With a combination of high interest rates and a slow return to office towers, the commercial real estate sector faces further declines as the new year begins. One of the most significant challenges facing office tower owners will be either repaying the full value of the loan or finding an institution, such as a regional bank, willing to offer refinancing. 

According to a new report by the Financial Times, which references data from the Mortgage Bankers Association, $117 billion in CRE office debt needs to be repaid or refinanced this year. Much of this debt is concentrated in major cities such as Manhattan, San Francisco, Chicago, and Los Angeles.

“It’s going to be a very difficult environment to be getting loans from the institutions that typically give these loans. That’s the bottom line, “Andrew Metrick, the Janet L. Yellen Professor of Finance and Management and director of the Yale Program on Financial Stability, recently said at the Alumni Real Estate Association Conference. 

The challenging environment can be attributed to several factors, including regional bank stress due to the collapse of Silicon Valley Bank, First Republic, and Signature Bank, among others, in the first half of 2023. The situation worsens for building owners because regional and community banks make up most of the CRE lending space. Additionally, the Federal Reserve’s most aggressive interest rate hiking cycle in decades has significantly increased the cost of borrowing.

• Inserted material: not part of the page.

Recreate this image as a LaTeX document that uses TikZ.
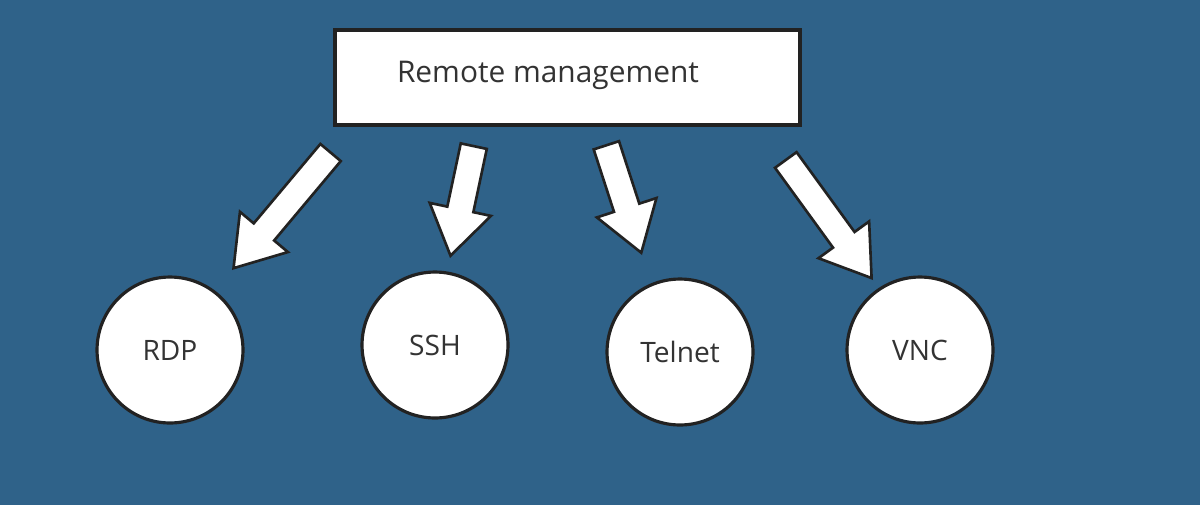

Moody’s Analytics estimates about 605 office towers with mortgages will need financing this year. Of that, about 224 will have trouble refinancing – either because the property values have plunged and there is too much debt or perhaps a high vacancy rate. 

Meanwhile, stress is emerging as new Trepp data shows delinquencies on office loans financed by commercial mortgaged-backed securities topped 6% at the end of November, up from 1.7% a year earlier. 

Even with the low default rates, the potential losses on these loans are in the billions of dollars. A recent study by a group of US economists found that 40% of office loans on bank balance sheets were valued less than the loan amount, posing a risk for regional banks. 

“People should realize that regional banks are still very much exposed to the troubles in commercial real estate,” said Leo Huang, head of commercial real estate at Ellington Management.

Over the next three to four years, about two-thirds of the CRE space will require refinancing. With property values plunging and significantly higher interest rates, default rates will likely continue surging, causing even more trouble for exposed regional banks. 

CRE office turmoil is far from over.